Written instruction: Return the records from the first line through the line containing "import seaborn as sns", and leave out the pictures.

Data shown:
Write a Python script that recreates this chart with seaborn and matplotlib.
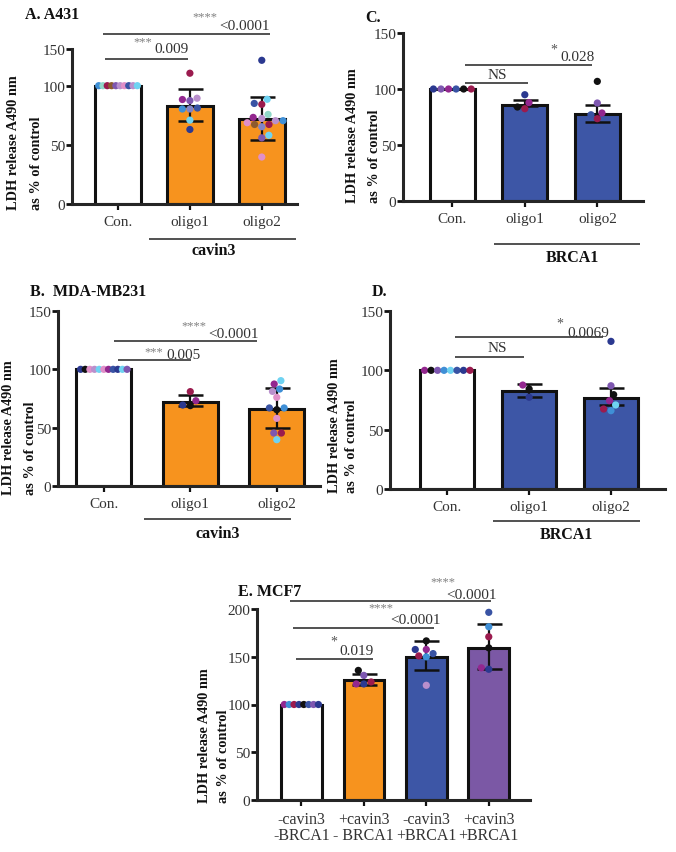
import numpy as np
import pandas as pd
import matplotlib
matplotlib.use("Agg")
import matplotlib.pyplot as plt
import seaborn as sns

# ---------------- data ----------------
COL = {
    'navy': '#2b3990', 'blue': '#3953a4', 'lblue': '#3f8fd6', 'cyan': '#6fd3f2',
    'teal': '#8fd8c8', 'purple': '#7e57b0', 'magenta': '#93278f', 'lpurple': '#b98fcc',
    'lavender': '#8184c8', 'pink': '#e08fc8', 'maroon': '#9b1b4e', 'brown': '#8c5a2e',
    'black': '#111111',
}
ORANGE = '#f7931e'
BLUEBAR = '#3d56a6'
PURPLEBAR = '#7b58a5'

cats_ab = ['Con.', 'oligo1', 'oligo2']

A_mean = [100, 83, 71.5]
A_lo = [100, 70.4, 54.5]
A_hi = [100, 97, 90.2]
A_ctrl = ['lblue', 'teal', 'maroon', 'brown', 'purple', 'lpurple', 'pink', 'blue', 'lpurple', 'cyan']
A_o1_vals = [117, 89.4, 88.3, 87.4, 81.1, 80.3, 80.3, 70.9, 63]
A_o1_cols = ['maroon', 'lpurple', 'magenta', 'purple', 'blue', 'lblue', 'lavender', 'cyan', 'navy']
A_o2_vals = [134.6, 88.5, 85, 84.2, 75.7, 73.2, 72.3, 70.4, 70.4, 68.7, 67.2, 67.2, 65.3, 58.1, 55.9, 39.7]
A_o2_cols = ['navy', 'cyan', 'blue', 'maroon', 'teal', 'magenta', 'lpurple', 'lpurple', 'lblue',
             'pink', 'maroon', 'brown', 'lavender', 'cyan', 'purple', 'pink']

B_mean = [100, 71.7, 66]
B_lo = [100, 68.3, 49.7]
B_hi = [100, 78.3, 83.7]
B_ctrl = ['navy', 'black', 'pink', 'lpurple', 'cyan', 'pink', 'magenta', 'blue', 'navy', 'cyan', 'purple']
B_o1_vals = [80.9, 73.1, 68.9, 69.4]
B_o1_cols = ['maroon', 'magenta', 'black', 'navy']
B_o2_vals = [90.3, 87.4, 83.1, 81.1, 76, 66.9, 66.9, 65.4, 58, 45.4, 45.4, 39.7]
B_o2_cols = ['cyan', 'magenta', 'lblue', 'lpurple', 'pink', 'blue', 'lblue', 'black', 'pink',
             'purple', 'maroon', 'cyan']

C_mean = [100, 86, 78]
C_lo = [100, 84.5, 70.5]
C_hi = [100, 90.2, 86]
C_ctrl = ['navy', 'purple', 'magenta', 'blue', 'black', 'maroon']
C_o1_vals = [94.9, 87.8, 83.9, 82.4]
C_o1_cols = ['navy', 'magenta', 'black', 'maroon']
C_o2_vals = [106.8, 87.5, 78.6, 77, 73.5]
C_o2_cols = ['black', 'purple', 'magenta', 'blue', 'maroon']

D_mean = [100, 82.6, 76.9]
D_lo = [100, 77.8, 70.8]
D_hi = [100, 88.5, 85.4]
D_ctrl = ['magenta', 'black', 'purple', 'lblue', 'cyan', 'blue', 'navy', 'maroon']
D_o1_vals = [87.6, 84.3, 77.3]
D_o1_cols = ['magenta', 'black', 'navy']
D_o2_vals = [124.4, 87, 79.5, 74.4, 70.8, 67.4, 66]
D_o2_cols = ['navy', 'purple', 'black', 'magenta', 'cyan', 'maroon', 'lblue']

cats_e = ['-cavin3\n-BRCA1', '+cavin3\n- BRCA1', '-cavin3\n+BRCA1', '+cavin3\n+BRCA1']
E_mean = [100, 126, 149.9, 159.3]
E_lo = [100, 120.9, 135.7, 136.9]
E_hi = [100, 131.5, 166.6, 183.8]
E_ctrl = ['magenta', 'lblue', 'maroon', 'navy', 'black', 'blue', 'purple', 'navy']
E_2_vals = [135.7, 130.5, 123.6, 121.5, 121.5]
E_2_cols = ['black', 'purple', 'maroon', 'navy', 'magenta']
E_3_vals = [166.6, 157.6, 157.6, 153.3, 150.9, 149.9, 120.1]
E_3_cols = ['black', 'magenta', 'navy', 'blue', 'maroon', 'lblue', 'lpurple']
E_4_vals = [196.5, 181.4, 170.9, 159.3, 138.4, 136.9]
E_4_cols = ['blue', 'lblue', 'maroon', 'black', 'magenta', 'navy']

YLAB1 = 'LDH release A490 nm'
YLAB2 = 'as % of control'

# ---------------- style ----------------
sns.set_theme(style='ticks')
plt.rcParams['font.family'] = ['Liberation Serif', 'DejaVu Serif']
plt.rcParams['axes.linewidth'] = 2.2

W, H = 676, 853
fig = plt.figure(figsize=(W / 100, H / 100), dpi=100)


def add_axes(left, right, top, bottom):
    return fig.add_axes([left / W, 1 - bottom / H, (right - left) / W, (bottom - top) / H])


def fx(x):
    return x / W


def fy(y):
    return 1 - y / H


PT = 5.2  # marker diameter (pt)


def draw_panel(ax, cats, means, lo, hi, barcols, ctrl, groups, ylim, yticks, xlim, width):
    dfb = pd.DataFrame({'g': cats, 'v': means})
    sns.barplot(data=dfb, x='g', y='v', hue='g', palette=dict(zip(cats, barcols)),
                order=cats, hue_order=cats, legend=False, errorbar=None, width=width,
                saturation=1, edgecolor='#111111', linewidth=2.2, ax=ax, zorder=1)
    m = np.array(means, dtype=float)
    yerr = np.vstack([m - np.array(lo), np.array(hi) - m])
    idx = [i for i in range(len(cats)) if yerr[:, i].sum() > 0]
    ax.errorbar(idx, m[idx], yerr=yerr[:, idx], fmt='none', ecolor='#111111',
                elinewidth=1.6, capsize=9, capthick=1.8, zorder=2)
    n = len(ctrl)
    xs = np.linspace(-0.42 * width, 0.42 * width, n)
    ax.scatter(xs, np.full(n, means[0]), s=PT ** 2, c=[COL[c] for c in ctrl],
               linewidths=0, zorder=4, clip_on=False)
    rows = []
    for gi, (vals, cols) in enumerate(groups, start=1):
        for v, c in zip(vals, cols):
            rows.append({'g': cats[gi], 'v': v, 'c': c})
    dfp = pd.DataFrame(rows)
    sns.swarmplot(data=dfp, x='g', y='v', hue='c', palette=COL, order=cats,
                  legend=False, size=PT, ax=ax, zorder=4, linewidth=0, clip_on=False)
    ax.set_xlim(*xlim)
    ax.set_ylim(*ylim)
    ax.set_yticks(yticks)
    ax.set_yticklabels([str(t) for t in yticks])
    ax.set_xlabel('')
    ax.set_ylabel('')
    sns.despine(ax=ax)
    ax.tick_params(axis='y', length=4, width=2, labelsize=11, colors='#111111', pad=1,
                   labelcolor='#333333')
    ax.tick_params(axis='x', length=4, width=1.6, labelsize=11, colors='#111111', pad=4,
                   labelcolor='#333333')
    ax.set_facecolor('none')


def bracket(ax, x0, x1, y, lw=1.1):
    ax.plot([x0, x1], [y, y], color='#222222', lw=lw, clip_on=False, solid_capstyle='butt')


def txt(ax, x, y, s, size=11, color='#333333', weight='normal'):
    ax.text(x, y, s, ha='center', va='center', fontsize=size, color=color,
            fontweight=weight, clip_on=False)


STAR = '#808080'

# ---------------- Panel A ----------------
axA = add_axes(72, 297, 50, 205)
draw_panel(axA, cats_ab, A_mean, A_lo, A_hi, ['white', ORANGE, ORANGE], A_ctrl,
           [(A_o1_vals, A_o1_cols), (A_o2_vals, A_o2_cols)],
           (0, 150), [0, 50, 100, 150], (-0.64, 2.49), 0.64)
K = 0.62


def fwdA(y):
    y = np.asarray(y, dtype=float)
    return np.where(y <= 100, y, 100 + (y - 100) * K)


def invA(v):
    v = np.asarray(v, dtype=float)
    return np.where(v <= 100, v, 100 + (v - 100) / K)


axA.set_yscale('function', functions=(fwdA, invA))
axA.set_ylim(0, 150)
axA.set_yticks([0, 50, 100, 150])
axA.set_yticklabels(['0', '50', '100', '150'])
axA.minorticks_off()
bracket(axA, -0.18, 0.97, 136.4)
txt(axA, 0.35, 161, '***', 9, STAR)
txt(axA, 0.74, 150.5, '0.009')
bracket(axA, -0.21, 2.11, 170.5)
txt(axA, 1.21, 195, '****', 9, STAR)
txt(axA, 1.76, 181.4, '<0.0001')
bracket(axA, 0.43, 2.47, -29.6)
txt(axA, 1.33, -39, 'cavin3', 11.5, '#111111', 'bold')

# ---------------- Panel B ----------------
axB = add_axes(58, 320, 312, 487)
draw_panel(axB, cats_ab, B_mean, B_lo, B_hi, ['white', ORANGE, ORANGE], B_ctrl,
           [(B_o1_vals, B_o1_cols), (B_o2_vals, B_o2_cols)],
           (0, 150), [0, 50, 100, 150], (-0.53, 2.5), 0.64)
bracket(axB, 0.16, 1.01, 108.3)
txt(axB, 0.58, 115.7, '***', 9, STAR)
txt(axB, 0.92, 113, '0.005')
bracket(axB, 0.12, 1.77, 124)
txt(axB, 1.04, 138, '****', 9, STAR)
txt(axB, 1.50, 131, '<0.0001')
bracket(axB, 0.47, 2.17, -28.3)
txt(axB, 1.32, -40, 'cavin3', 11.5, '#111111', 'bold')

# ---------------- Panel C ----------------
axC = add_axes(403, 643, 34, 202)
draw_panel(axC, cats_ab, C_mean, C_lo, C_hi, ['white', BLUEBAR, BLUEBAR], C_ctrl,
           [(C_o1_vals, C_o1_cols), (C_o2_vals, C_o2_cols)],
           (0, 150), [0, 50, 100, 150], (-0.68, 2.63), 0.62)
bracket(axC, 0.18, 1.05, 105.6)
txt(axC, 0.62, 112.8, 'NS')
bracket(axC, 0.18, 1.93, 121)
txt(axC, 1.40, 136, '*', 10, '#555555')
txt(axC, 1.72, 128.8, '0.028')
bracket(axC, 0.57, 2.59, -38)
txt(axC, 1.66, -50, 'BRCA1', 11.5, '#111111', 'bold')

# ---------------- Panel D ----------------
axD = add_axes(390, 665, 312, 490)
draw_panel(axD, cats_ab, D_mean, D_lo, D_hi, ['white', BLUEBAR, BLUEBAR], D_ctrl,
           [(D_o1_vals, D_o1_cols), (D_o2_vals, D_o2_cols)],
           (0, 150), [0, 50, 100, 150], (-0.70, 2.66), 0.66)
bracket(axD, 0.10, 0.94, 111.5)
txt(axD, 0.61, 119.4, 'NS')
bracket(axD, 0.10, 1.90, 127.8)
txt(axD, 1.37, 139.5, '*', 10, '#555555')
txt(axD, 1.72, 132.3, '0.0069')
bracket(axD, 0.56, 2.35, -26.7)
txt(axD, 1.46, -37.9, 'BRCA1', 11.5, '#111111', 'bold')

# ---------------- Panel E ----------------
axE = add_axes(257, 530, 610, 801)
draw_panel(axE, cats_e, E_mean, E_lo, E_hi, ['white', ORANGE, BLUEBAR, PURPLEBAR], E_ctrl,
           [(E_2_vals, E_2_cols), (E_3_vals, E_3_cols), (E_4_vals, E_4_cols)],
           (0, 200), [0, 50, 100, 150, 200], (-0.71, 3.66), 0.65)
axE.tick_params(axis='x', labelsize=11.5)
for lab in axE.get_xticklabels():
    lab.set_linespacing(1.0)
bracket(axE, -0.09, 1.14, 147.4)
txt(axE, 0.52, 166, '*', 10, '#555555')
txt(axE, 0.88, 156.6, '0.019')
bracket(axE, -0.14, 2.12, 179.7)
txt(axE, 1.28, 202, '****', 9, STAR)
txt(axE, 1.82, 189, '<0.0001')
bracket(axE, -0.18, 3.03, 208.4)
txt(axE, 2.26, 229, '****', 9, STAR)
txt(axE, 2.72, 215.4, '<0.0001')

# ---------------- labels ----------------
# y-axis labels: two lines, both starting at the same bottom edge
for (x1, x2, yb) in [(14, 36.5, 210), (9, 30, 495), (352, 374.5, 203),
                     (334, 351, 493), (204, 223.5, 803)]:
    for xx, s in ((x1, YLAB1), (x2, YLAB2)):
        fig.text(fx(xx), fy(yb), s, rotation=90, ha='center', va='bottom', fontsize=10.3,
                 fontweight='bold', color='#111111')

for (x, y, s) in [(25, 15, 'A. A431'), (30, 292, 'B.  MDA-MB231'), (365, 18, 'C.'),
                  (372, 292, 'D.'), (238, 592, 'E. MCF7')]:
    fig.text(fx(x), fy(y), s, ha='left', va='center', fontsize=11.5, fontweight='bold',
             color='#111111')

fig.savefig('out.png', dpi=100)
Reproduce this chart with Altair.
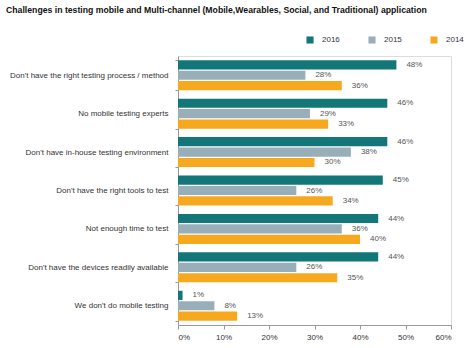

Answer for the task:
Write a Python script that recreates this chart with seaborn and matplotlib.
import numpy as np
import pandas as pd
import matplotlib
matplotlib.use("Agg")
import matplotlib.pyplot as plt
import seaborn as sns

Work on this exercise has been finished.